— START —

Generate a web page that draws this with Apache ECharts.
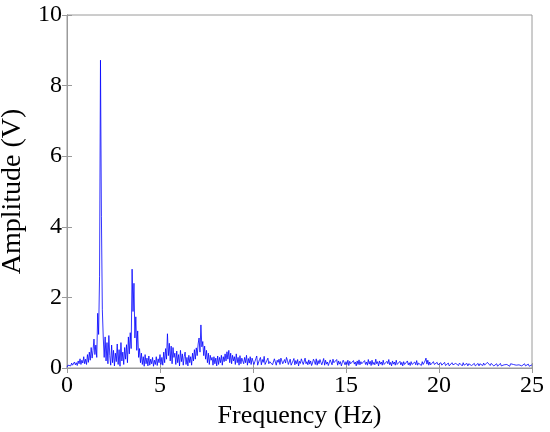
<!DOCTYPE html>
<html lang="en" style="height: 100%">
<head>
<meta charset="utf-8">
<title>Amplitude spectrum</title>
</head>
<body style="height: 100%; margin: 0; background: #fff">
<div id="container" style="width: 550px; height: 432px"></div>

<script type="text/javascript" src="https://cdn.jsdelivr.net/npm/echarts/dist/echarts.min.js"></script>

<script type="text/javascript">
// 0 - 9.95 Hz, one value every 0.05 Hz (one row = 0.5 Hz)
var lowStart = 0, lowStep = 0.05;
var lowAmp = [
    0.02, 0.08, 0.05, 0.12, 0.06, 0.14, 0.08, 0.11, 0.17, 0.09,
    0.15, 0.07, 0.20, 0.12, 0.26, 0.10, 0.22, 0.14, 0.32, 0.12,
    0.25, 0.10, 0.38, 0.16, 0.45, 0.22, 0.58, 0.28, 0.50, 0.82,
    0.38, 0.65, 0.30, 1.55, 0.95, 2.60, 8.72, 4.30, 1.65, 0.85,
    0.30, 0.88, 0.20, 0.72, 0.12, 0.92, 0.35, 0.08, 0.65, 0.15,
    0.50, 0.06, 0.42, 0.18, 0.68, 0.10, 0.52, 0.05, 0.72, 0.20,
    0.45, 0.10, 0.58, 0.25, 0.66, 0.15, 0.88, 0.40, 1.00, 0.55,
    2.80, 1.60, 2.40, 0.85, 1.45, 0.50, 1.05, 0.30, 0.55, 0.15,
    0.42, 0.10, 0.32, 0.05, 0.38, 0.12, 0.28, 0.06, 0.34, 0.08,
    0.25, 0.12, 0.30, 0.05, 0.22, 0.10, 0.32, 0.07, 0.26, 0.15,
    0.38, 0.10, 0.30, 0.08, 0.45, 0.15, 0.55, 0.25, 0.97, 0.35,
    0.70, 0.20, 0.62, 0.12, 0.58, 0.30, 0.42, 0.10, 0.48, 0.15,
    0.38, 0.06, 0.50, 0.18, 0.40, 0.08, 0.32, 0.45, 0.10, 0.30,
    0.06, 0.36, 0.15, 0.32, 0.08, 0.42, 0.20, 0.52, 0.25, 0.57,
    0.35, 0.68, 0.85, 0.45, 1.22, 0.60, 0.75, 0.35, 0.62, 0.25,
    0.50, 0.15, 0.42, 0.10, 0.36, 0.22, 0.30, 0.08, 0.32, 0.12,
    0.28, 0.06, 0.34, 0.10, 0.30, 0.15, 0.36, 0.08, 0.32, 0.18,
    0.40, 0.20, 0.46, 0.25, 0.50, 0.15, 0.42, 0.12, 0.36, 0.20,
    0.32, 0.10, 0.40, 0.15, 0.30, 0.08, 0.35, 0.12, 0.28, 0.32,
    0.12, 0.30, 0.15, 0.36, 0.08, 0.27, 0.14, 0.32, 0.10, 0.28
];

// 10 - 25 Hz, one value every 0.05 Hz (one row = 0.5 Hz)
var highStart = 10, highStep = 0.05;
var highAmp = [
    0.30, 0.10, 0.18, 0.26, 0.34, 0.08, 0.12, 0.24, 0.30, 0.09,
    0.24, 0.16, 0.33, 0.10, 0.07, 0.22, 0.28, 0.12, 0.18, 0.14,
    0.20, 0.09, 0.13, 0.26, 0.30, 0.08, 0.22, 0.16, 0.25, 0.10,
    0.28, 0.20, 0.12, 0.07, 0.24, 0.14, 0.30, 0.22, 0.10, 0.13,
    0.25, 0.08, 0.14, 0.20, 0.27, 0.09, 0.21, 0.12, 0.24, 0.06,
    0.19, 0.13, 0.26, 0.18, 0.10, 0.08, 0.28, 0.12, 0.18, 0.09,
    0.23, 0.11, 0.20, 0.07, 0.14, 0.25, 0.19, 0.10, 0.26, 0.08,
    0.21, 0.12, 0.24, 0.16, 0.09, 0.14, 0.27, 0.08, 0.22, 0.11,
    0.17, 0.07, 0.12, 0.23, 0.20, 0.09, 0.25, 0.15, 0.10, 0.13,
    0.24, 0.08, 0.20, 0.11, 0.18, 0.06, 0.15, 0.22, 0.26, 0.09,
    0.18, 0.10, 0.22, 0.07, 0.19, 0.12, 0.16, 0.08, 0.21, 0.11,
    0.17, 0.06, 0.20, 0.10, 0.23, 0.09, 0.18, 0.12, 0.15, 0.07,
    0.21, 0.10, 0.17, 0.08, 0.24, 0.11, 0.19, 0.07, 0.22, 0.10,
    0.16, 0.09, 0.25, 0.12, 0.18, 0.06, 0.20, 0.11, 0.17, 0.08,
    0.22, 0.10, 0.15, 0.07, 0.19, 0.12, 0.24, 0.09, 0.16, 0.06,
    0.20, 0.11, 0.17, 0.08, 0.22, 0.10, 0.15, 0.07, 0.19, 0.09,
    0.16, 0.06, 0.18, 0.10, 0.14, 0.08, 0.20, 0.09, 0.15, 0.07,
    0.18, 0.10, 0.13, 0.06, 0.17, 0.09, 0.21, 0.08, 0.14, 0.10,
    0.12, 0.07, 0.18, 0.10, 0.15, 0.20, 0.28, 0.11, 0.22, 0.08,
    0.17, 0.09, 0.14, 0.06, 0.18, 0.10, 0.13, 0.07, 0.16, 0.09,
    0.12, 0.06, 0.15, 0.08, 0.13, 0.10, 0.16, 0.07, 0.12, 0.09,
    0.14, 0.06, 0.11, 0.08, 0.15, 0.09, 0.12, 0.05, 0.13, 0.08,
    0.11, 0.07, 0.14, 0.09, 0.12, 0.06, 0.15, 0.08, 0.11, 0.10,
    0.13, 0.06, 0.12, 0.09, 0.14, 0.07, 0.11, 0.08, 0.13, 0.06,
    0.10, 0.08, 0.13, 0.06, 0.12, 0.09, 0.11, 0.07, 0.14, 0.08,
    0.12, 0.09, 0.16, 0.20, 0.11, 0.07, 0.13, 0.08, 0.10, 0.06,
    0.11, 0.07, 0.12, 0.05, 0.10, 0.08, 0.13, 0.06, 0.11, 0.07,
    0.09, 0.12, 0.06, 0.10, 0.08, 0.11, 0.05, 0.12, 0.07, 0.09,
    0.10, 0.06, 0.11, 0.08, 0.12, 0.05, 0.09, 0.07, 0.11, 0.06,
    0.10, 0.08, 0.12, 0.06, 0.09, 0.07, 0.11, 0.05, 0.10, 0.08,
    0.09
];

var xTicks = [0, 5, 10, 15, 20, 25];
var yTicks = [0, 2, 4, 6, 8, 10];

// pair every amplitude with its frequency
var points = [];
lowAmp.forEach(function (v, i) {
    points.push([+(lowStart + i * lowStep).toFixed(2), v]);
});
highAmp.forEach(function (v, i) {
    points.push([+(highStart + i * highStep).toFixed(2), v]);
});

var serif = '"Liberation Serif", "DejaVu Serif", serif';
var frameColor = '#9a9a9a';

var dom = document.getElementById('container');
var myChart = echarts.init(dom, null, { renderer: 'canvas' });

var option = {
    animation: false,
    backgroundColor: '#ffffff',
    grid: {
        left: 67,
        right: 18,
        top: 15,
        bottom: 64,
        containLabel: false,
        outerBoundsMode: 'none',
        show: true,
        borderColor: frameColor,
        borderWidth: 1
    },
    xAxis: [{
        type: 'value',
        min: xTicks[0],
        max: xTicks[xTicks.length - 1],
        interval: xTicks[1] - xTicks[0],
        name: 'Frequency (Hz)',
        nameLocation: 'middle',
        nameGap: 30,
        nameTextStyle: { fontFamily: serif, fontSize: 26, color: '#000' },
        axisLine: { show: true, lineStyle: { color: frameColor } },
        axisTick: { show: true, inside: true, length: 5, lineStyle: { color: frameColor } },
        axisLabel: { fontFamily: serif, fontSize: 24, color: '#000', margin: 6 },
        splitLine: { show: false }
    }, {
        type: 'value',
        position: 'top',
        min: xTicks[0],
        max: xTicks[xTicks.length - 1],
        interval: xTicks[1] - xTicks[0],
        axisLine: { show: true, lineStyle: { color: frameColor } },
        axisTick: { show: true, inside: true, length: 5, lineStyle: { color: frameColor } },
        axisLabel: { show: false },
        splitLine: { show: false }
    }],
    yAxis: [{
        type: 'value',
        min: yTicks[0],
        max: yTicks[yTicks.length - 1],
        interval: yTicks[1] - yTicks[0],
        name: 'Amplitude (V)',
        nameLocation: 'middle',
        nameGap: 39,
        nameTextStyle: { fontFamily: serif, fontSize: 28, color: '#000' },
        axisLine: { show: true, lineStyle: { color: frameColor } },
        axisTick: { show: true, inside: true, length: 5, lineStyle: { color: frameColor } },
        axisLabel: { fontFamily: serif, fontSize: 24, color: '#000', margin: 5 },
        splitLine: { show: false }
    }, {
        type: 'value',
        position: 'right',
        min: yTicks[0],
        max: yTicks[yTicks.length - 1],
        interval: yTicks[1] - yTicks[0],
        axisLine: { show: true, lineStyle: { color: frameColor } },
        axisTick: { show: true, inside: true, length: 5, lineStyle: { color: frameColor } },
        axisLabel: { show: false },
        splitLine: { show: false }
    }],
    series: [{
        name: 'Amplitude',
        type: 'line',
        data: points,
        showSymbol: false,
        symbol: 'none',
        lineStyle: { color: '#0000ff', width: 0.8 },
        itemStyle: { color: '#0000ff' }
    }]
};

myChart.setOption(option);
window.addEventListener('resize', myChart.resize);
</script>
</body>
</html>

— END —

### [What is asked]
Search the preceding listing for the word "with" and pull out every line that holds it.

### [Exercise output]
Generate a web page that draws this with Apache ECharts.
// pair every amplitude with its frequency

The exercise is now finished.